WTI crude traded near $71.60 per barrel on Friday, down $0.48 or 0.67 percent on the day, according to OilPrice.com data current as of Friday afternoon. ICE Brent held near $76.07, off $0.23 or 0.30 percent. Both benchmarks are on pace for a modest weekly recovery from last week's EIA-reported settlement average of $70.48 per barrel for WTI. The Brent-WTI spread of $4.47 reflects European grades carrying a slightly larger Hormuz risk premium than US crude.
Five Weeks, $25: The Scale of the June-to-July Price Collapse
EIA weekly spot price data shows WTI averaged $96.87 per barrel in the week of June 5, 2026. By June 26, that average had fallen to $73.59; by July 3 it reached $70.48 per barrel. Friday's intraday level of $71.60 represents a decline of $25.27 per barrel, or 26.1 percent, since the June 5 peak.
Oil Authority's earlier coverage documented the specific events that drove the spike, including a Brent move to $79.25 as the US-Iran ceasefire collapsed and a subsequent three-million-barrel crude inventory build that sent WTI back to $71.57. Friday's price sits just three cents above that post-build level, suggesting the market has largely absorbed the geopolitical shock. The Brent-WTI spread of $4.47 confirms that European benchmarks carry slightly more residual risk premium than US grades, consistent with Brent's closer exposure to Hormuz supply lanes.
Macquarie and Goldman Diverge on the Forward Price Ceiling
Macquarie strategists said Friday that current US-Iran tensions will be relatively short-lived, according to Rigzone. That view, if accurate, would remove whatever residual geopolitical premium remains in crude and push prices toward supply-demand fundamentals. Goldman Sachs set a fourth-quarter 2026 Brent target of $80 per barrel, as Oil Authority reported earlier this week.

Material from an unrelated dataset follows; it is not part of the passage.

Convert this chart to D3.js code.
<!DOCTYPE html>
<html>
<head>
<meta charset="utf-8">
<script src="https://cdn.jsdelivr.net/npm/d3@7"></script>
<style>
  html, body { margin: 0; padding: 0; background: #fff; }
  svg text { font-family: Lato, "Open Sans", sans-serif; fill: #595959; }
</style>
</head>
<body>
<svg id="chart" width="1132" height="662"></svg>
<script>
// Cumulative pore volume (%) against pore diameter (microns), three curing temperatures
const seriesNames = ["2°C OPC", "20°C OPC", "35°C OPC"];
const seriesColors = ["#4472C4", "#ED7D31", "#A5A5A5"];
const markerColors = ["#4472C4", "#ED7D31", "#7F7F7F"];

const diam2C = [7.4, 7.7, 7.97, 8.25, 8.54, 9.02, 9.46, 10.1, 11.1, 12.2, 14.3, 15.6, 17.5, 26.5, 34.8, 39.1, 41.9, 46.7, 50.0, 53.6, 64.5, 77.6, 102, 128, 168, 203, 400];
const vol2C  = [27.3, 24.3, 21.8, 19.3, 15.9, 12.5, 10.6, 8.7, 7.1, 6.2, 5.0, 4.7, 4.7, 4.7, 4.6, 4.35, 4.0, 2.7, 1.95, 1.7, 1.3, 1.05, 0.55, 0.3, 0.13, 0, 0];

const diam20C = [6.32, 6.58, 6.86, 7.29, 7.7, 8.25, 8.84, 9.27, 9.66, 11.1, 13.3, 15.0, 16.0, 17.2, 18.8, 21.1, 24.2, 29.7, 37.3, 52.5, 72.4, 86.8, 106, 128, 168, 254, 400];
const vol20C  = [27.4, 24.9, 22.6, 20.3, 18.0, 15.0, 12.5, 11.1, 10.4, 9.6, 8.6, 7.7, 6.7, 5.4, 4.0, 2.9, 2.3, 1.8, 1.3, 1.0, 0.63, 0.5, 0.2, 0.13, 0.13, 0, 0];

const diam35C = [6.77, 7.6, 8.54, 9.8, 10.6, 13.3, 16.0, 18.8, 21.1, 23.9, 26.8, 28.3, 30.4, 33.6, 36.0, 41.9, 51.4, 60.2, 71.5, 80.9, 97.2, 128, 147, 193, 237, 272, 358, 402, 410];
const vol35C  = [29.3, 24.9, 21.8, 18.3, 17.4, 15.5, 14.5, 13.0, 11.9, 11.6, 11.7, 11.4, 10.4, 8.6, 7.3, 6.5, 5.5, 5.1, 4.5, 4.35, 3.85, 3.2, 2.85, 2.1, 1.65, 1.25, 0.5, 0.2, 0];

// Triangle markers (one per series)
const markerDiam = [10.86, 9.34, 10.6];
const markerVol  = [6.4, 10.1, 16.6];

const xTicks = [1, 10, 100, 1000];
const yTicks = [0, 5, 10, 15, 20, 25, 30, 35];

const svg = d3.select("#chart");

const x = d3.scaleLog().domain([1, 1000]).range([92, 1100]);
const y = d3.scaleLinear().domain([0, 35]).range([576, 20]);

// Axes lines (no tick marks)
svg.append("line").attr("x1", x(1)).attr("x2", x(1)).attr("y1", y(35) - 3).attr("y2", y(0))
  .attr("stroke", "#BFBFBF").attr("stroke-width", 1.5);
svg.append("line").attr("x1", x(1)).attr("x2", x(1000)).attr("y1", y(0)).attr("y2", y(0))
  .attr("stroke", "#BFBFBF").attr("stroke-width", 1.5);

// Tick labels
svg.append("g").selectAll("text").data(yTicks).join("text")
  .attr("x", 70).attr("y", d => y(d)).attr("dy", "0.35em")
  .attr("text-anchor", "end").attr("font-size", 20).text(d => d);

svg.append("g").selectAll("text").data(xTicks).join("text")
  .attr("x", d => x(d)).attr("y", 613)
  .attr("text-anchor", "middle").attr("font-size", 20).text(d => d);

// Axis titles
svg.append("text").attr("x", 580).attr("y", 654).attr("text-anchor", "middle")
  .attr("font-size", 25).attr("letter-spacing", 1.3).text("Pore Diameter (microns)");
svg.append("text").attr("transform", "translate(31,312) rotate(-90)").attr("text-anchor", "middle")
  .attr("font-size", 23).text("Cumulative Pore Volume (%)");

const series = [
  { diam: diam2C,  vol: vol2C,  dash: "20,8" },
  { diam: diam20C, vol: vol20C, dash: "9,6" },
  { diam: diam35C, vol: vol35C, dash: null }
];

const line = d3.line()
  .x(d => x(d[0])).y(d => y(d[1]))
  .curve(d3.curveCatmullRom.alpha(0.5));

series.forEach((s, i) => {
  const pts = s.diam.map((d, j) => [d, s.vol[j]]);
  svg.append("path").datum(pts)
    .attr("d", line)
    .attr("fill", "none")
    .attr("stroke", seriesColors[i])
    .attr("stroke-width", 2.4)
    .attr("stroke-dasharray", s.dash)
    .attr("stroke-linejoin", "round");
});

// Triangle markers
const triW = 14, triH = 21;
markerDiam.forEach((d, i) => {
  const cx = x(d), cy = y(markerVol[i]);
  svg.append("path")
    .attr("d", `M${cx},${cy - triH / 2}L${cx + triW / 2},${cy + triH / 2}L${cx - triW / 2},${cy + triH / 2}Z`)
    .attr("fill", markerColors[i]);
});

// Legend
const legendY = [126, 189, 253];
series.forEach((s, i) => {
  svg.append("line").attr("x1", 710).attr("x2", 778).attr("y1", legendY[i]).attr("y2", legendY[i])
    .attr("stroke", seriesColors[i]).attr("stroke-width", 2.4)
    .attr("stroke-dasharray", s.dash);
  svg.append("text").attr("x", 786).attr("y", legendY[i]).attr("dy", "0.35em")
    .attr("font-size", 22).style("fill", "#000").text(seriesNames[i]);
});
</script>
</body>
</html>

Oil Authority synthesis: Goldman's $80 Q4 Brent target implies WTI in the range of $74 to $76, using the historical Brent-WTI spread of $3.50 to $4.50. Friday's observed spread of $4.47 sits at the high end of that range. WTI at $71.60 is already $2.40 to $4.40 below the implied Goldman WTI ceiling, meaning the market has priced in a more bearish scenario than Goldman's base case. Either Goldman revises its target downward, or prices recover as tensions de-escalate on Macquarie's shorter timeline.

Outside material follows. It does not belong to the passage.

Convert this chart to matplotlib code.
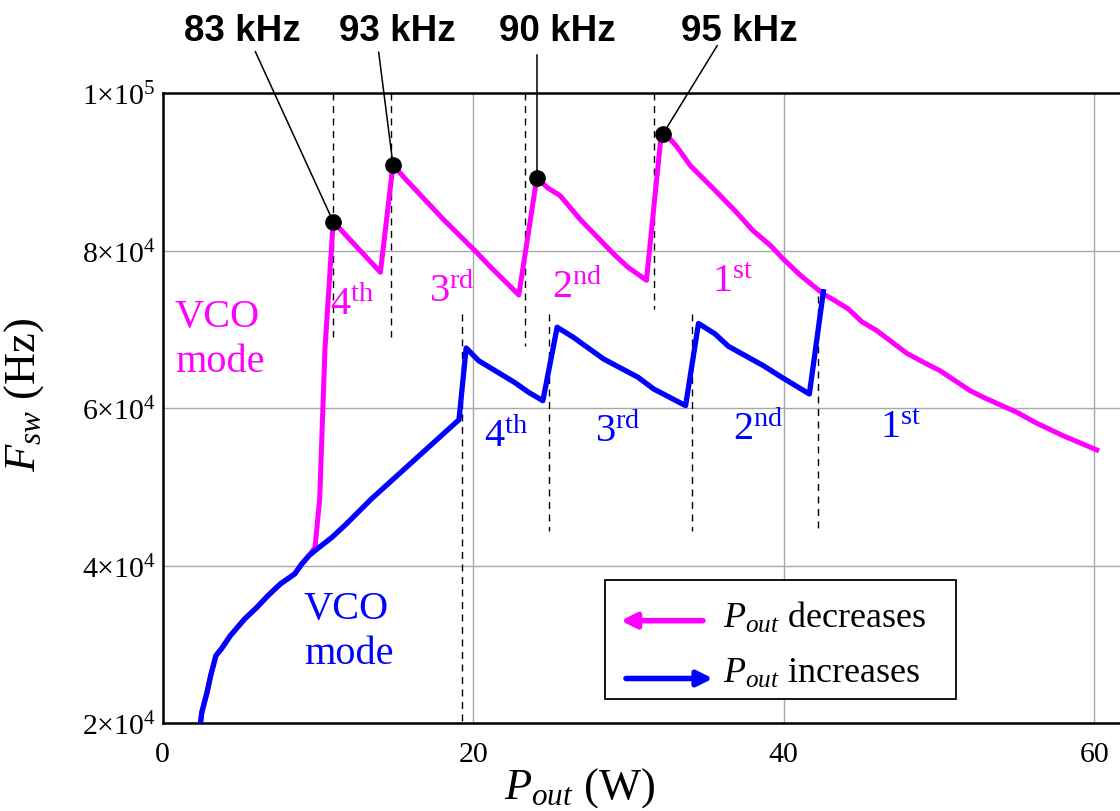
import matplotlib
matplotlib.use("Agg")
import matplotlib.pyplot as plt
from matplotlib.patches import Rectangle

plt.rcParams["font.family"] = "Liberation Serif"
plt.rcParams["mathtext.fontset"] = "custom"
plt.rcParams["mathtext.rm"] = "Liberation Serif"
plt.rcParams["mathtext.it"] = "Liberation Serif:italic"
plt.rcParams["mathtext.bf"] = "Liberation Serif:bold"

# P_out increases (blue)
inc_p = [2.46, 2.53, 2.69, 2.87, 3.10, 3.44, 3.79, 4.37, 5.29, 6.09, 6.79, 7.59,
         8.51, 8.97, 9.43, 10.01, 10.92, 11.84, 13.45, 19.09,
         19.55, 20.35, 22.65, 23.57, 24.49,
         25.41, 26.45, 28.40, 30.62, 31.62, 33.68,
         34.51, 35.58, 36.43, 38.69, 39.87, 41.65, 42.55]
inc_f = [20300, 21400, 22600, 23950, 26050, 28600, 29450, 31130, 33250, 34740, 36210, 37690,
         38960, 40230, 41280, 42220, 43620, 45310, 48480, 58540,
         67640, 66030, 63290, 62020, 60950,
         70270, 69000, 66240, 63920, 62440, 60320,
         70750, 69420, 67860, 65390, 63920, 61800, 74780]

# P_out decreases (magenta)
dec_p = [2.46, 2.53, 2.69, 2.87, 3.10, 3.44, 3.79, 4.37, 5.29, 6.09, 6.79, 7.59,
         8.51, 8.97, 9.43, 9.82, 10.12, 10.46, 10.99,
         14.03, 14.84, 15.64, 18.06, 20.12, 21.04, 22.94,
         24.10, 24.82, 25.60, 26.97, 28.01, 29.05, 29.97, 31.16,
         32.08, 32.22, 32.49, 33.07, 33.99, 35.49, 36.86, 38.02, 39.16, 39.97,
         41.05, 42.02, 42.55, 43.19, 44.16, 45.02, 45.99, 47.92, 48.99, 50.06,
         52.00, 52.85, 55.00, 56.29, 57.98, 60.15]
dec_f = [20300, 21400, 22600, 23950, 26050, 28600, 29450, 31130, 33250, 34740, 36210, 37690,
         38960, 40230, 41280, 42350, 48480, 67510, 83670,
         77250, 90900, 89090, 84010, 79990, 78080, 74370,
         89210, 87940, 86970, 83790, 81690, 79570, 77880, 76230,
         94160, 94800, 94580, 93310, 90770, 87820, 85060, 82530, 80620, 78930,
         76900, 75340, 74490, 73770, 72590, 70980, 69840, 66970, 65830, 64760,
         62220, 61380, 59480, 58090, 56510, 54700]

# marked peaks and their labels
peak_p = [10.99, 14.84, 24.10, 32.22]
peak_f = [83670, 90900, 89210, 94800]
peak_text = ["83 kHz", "93 kHz", "90 kHz", "95 kHz"]
text_p = [5.12, 15.10, 25.40, 37.12]
lead_p = [5.98, 13.92, 24.10, 35.71]
lead_f = [105240, 105165, 104820, 106000]

# dashed transition markers
dec_dash_p = [10.97, 14.71, 23.34, 31.62]
dec_dash_lo = [69000, 69040, 67930, 72590]
inc_dash_p = [19.27, 24.91, 34.07, 42.18]
inc_dash_hi = [71960, 71960, 71960, 74280]
inc_dash_lo = [20000, 44460, 44460, 44460]

harm = ["4", "3", "2", "1"]
harm_sup = ["th", "rd", "nd", "st"]
dec_harm_p = [10.81, 17.13, 25.07, 35.37]
dec_harm_f = [71960, 73640, 74070, 74910]
inc_harm_p = [20.70, 27.82, 36.75, 46.20]
inc_harm_f = [55240, 55880, 56090, 56310]

yticks = [20000, 40000, 60000, 80000, 100000]
ytick_labels = [r"$2{\times}10^{4}$", r"$4{\times}10^{4}$", r"$6{\times}10^{4}$",
                r"$8{\times}10^{4}$", r"$1{\times}10^{5}$"]
xticks = [0, 20, 40, 60]

MAG = "#ff00ff"
BLU = "#0000ff"

fig = plt.figure(figsize=(11.2, 8.12), dpi=100)
ax = fig.add_axes([0.1451, 0.1080, 0.8549, 0.7762])
ax.set_xlim(0, 61.65)
ax.set_ylim(20000, 100000)

ax.set_xticks(xticks)
ax.set_xticklabels([str(v) for v in xticks])
ax.set_yticks(yticks)
ax.set_yticklabels(ytick_labels)
ax.tick_params(length=0, labelsize=21.5)
ax.tick_params(axis="x", pad=13)
ax.tick_params(axis="y", pad=5)
ax.grid(True, color="#a8a8a8", lw=1.0)
ax.set_axisbelow(True)
for s in ["left", "bottom", "top"]:
    ax.spines[s].set_linewidth(1.8)
ax.spines["right"].set_visible(False)

for x, lo in zip(dec_dash_p, dec_dash_lo):
    ax.plot([x, x], [100000, lo], color="black", lw=1.0, ls=(0, (5, 4)), zorder=2)
for x, hi, lo in zip(inc_dash_p, inc_dash_hi, inc_dash_lo):
    ax.plot([x, x], [hi, lo], color="black", lw=1.0, ls=(0, (5, 4)), zorder=2)

ax.plot(dec_p, dec_f, color=MAG, lw=3.6, zorder=3)
ax.plot(inc_p, inc_f, color=BLU, lw=3.8, zorder=4)

for px, pf, lx, lf, tx, t in zip(peak_p, peak_f, lead_p, lead_f, text_p, peak_text):
    ax.plot([lx, px], [lf, pf], color="black", lw=1.1, clip_on=False, zorder=5)
    ax.text(tx, 107900, t, family="Liberation Sans", weight="bold", fontsize=26.5,
            ha="center", va="center")
ax.plot(peak_p, peak_f, "o", color="black", ms=11, zorder=6, clip_on=False)

for h, sup, x, f in zip(harm, harm_sup, dec_harm_p, dec_harm_f):
    ax.text(x, f, h + r"$^{\rm " + sup + "}$", color=MAG, fontsize=29, va="baseline")
for h, sup, x, f in zip(harm, harm_sup, inc_harm_p, inc_harm_f):
    ax.text(x, f, h + r"$^{\rm " + sup + "}$", color=BLU, fontsize=29, va="baseline")

ax.text(0.80, 68800, "VCO\nmode", color=MAG, fontsize=29, va="center", linespacing=1.3)
ax.text(9.09, 31700, "VCO\nmode", color=BLU, fontsize=29, va="center", linespacing=1.3)

ax.set_xlabel(r"$P_{out}$ (W)", fontsize=32, va="baseline")
ax.xaxis.set_label_coords(0.436, -0.117)
ax.set_ylabel(r"$F_{sw}$ (Hz)", fontsize=32, va="baseline")
ax.yaxis.set_label_coords(-0.1332, 0.5225)

# legend box drawn by hand
ax.add_patch(Rectangle((0.4617, 0.0386), 0.3667, 0.1888, transform=ax.transAxes,
                       facecolor="white", edgecolor="black", lw=1.3, zorder=7))
ax.annotate("", xy=(0.4786, 0.1628), xytext=(0.5644, 0.1628), xycoords="axes fraction",
            arrowprops=dict(arrowstyle="-|>,head_length=0.9,head_width=0.45",
                            color=MAG, lw=4, shrinkA=0, shrinkB=0), zorder=8)
ax.annotate("", xy=(0.5748, 0.0711), xytext=(0.4841, 0.0711), xycoords="axes fraction",
            arrowprops=dict(arrowstyle="-|>,head_length=0.9,head_width=0.45",
                            color=BLU, lw=4, shrinkA=0, shrinkB=0), zorder=8)
ax.text(0.5849, 0.1523, r"$P_{out}$ decreases", transform=ax.transAxes, fontsize=26,
        va="baseline", zorder=9)
ax.text(0.5849, 0.0660, r"$P_{out}$ increases", transform=ax.transAxes, fontsize=26,
        va="baseline", zorder=9)

fig.savefig("out.png", dpi=100)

Hormuz Traffic Holds at 6 Million Barrels Per Day Despite Conflict
Oil tanker traffic through and around the Strait of Hormuz persisted Friday, with vessels routing along the Omani coastline to avoid Iranian-controlled northern passage lanes. US Central Command reported facilitating transit of approximately 380 million barrels of crude since early May, equivalent to roughly 5.4 million barrels per day. Combined with Iranian flows, total throughput in the Hormuz corridor exceeded 6 million barrels daily, according to World Oil's Friday report. Those volumes show that physical supply disruption has been smaller in practice than the magnitude of the June price spike implied.

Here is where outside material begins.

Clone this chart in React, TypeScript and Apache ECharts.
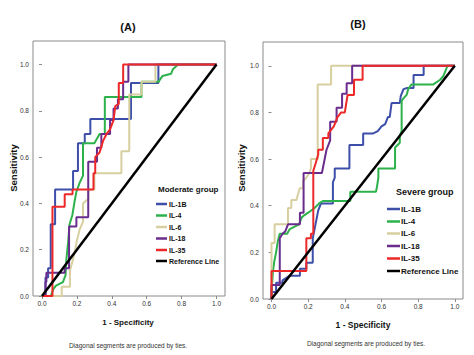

Where Permian Basin Producers Stand at $71.60 WTI
Most Permian Basin light tight oil operators generate positive cash flow at WTI prices above $45 to $55 per barrel, leaving current prices in profitable territory. The Permian now accounts for approximately 48 percent of US crude output, as Oil Authority previously reported, meaning WTI price movements carry outsized weight for the sector's aggregate financial health. Henry Hub natural gas settled near $2.943 per MMBtu on Friday, down 2.29 percent, adding a margin headwind for producers with material associated gas volumes.
The IEA warned this week that renewed US-Iran fighting would affect projections for the global oil surplus, according to OilPrice.com. If Macquarie's short-lived tension thesis proves correct, the supply side of that surplus calculation could shift quickly. North American producers will face a price environment shaped more by demand fundamentals and OPEC production decisions than by geopolitical premiums as the third quarter progresses.